Postby wisconsitom » Tue May 02, 2017 10:02 am

In addition to Gaine's wonderful NS info here, I can state with certainty that compared to white pine (and red pine for that matter), NS starts slowly.  Where we machine-planted 6000 seedlings 4 springs back, one 4th were NS.  The fastest to take off and "get over the weed layer" ( not counting larch, which
I'll discuss later)were easily the white pines.  Red pine follows up 2nd, and NS a distant 3rd.  All are surviving in sandy loam soil on a moderate SE aspect.  A planting of the same mix in '08 shows that NS does indeed get up and running quickly, if not quite so fast as the pine species.

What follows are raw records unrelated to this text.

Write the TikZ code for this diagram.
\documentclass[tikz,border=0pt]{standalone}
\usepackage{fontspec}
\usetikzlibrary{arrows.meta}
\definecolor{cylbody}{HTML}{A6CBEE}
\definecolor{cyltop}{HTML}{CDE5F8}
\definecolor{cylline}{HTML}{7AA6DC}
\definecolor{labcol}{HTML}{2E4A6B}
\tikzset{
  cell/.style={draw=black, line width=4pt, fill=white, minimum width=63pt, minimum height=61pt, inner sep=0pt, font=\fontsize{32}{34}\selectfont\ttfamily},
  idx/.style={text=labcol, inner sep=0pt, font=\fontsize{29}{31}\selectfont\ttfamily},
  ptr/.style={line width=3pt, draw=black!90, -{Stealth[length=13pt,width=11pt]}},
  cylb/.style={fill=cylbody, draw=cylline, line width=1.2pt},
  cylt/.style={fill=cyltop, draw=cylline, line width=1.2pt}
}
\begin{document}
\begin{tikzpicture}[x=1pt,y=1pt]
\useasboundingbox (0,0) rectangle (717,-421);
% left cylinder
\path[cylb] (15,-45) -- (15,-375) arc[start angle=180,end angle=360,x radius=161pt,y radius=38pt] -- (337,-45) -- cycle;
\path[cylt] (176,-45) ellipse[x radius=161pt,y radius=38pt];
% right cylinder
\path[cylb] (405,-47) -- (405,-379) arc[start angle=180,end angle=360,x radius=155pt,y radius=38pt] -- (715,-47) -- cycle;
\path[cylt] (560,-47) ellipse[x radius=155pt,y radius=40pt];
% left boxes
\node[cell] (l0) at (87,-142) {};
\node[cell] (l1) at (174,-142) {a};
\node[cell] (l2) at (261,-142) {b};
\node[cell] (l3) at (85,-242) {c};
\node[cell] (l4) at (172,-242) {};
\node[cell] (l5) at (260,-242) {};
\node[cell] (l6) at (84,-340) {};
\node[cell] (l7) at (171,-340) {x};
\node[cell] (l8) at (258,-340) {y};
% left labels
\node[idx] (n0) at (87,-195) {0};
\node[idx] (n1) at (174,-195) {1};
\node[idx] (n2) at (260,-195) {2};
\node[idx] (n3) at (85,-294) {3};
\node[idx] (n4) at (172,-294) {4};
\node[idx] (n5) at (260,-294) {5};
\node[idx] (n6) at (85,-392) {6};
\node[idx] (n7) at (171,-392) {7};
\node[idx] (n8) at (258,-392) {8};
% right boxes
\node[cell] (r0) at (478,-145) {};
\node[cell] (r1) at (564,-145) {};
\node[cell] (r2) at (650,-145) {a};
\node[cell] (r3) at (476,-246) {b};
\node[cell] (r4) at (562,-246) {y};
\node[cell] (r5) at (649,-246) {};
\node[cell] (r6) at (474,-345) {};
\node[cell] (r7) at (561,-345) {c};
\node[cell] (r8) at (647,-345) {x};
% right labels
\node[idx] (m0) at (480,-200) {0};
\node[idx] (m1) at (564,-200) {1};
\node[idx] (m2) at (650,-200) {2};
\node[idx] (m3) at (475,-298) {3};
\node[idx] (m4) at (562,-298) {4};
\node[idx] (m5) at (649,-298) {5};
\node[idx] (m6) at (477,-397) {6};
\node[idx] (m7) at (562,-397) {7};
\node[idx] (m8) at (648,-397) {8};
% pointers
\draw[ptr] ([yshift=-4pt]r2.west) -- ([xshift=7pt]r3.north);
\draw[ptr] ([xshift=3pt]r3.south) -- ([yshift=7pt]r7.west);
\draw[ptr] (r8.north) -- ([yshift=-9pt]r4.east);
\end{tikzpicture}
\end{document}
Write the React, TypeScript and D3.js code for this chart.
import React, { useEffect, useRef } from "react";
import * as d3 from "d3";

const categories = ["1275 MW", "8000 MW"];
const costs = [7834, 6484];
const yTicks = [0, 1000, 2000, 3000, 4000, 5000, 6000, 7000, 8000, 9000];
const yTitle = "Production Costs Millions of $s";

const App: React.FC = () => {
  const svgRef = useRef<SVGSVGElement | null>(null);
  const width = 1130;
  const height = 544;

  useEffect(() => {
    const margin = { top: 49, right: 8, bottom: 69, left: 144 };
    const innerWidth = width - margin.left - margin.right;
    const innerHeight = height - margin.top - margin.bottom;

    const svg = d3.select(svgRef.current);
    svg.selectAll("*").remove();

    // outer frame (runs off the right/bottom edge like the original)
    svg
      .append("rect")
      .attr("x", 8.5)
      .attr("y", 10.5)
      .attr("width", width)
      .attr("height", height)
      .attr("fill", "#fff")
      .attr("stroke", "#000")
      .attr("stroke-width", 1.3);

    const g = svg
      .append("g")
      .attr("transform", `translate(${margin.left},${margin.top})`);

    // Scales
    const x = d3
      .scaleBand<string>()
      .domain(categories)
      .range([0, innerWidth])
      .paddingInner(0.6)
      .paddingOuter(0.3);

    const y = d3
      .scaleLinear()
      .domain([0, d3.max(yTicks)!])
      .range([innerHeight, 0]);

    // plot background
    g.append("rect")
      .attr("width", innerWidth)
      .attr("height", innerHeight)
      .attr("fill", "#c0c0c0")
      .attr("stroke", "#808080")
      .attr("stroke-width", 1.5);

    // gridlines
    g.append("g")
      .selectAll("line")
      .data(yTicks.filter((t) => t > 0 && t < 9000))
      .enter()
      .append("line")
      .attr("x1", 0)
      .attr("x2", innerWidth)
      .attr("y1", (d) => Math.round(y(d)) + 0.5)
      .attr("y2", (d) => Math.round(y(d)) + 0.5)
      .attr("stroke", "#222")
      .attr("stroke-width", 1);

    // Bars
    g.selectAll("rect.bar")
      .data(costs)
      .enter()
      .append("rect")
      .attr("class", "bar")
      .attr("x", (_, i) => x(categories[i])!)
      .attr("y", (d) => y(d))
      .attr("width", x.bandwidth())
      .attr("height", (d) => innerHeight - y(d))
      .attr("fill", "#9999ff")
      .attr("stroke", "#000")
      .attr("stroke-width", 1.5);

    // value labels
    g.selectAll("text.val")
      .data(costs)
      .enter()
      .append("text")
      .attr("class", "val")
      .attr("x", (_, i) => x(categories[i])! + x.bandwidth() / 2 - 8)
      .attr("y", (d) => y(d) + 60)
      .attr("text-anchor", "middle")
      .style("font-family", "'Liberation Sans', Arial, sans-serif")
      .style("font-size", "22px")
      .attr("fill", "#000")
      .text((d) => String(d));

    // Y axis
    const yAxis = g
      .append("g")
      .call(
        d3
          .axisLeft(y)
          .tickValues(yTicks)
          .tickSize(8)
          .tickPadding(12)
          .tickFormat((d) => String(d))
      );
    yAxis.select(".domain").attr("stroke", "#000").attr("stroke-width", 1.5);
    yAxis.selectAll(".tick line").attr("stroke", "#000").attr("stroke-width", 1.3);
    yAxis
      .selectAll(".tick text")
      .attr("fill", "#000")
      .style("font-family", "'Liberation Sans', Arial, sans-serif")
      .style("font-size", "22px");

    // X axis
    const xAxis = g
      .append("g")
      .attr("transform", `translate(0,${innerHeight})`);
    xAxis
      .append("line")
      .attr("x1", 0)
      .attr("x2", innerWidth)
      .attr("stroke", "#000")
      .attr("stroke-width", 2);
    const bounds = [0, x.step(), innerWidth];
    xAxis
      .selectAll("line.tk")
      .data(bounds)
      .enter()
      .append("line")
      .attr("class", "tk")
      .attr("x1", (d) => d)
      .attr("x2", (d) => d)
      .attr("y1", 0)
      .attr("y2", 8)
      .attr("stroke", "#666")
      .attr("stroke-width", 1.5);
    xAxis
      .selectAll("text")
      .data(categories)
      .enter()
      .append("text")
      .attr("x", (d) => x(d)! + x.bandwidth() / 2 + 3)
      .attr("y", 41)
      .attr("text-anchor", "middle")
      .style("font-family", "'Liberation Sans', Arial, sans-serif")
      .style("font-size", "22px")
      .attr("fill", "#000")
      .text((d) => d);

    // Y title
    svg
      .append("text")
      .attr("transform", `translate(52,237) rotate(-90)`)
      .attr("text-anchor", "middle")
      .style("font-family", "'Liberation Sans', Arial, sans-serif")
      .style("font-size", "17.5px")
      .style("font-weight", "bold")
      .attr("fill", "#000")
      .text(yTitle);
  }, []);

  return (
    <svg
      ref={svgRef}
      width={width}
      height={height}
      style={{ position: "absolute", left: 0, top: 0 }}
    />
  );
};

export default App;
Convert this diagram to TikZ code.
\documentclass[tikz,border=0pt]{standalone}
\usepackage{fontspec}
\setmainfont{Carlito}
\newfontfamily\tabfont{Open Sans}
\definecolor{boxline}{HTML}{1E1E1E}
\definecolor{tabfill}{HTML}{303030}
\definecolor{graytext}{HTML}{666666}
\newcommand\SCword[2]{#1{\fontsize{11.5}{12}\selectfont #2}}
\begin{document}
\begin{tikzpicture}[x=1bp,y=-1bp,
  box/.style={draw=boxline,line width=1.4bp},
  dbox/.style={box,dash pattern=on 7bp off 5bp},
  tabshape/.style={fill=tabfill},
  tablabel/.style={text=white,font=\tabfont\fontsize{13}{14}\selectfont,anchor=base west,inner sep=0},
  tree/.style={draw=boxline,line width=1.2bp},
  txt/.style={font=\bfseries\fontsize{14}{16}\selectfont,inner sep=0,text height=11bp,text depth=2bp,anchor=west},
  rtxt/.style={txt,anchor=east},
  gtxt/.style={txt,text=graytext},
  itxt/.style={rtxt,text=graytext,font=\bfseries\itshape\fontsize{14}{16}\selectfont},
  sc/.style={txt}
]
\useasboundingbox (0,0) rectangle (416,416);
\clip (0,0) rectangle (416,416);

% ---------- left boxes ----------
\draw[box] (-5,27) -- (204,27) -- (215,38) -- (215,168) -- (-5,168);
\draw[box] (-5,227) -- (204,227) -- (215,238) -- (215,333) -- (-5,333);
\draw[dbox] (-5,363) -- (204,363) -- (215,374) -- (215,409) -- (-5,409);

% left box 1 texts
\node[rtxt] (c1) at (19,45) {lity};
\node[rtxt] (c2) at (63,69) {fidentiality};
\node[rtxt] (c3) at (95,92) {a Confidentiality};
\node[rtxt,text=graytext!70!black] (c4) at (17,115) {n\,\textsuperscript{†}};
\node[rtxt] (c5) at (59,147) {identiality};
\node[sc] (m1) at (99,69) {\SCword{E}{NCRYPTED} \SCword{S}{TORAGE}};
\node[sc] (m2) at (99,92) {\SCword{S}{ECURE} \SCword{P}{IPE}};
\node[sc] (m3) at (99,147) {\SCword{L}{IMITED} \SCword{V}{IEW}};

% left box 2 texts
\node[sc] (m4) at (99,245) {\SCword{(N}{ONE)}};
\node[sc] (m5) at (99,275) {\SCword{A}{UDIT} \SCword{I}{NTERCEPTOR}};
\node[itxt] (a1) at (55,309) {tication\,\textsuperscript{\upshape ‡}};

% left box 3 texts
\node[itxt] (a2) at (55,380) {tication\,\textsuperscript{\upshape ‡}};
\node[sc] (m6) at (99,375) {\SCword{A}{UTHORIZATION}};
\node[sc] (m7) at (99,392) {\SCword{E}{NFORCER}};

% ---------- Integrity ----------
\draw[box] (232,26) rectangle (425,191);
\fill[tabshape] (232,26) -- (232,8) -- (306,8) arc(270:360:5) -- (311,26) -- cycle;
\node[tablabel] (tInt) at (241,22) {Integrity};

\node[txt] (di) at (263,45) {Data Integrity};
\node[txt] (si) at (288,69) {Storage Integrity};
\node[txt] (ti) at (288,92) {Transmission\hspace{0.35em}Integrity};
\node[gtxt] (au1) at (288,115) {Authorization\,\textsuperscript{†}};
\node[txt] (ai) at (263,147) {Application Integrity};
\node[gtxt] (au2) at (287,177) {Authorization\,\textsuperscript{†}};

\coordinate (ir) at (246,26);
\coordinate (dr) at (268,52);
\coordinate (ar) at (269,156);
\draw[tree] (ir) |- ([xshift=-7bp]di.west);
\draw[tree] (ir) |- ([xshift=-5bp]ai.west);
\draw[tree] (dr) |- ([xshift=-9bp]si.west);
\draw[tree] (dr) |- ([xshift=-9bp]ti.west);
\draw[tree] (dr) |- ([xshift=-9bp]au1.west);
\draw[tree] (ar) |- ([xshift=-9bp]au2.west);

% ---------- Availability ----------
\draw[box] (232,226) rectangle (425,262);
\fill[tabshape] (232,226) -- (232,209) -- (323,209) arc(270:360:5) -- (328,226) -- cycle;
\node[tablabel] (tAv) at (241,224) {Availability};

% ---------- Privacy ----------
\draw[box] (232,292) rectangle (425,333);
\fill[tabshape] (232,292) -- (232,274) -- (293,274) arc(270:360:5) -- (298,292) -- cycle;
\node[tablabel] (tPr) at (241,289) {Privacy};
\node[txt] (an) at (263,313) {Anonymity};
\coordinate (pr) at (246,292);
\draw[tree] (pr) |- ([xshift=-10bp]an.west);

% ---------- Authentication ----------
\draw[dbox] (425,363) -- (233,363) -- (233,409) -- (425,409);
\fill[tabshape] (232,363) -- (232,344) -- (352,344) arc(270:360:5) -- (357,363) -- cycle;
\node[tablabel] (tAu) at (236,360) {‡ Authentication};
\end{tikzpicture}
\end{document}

I should mention, all of these plantings were accompanied by liberal use of Larix x marschlinsii.  That particular entity makes all of these others look like bums.  We're looking at the need to thin plantings of the larch within 10 years of planting!  But I digress.  Where we are doing our work, soil is surprisingly high-pH for as far north as we are.  I surmise that glaciers somehow dragged higher pH and CEC materials from further south as they retreated north.  Not sure that makes actual sense, but in any case, where our land is, farms are still commonplace, soil is considered good, and the trees show it.  Indeed, it was the presence of thick, luxuriant stands of native Thuja occidentalis that all but told me this was good soil, of higher pH and mineral content.  And as Gaines mentions, such a soil is not deficient in the cations-calcium, magnesium, etc. so critical to good growth of this species, and NS.

There is an area of SE Wisconsin-really, all the burgs just north of Milwaukee-where due to heavy German settlement, NS abounds everywhere you look.  Soils in this region are higher pH, rich in nutrients, stony, and reasonably well-drained, depending on slope position, etc.  The small city of Cedarburg would be an ideal locus for one interested in viewing many, many large, old NS in good shape, and apparently still growing.  One of my sons lives in that community and we often marvel at the rich treescape of the area.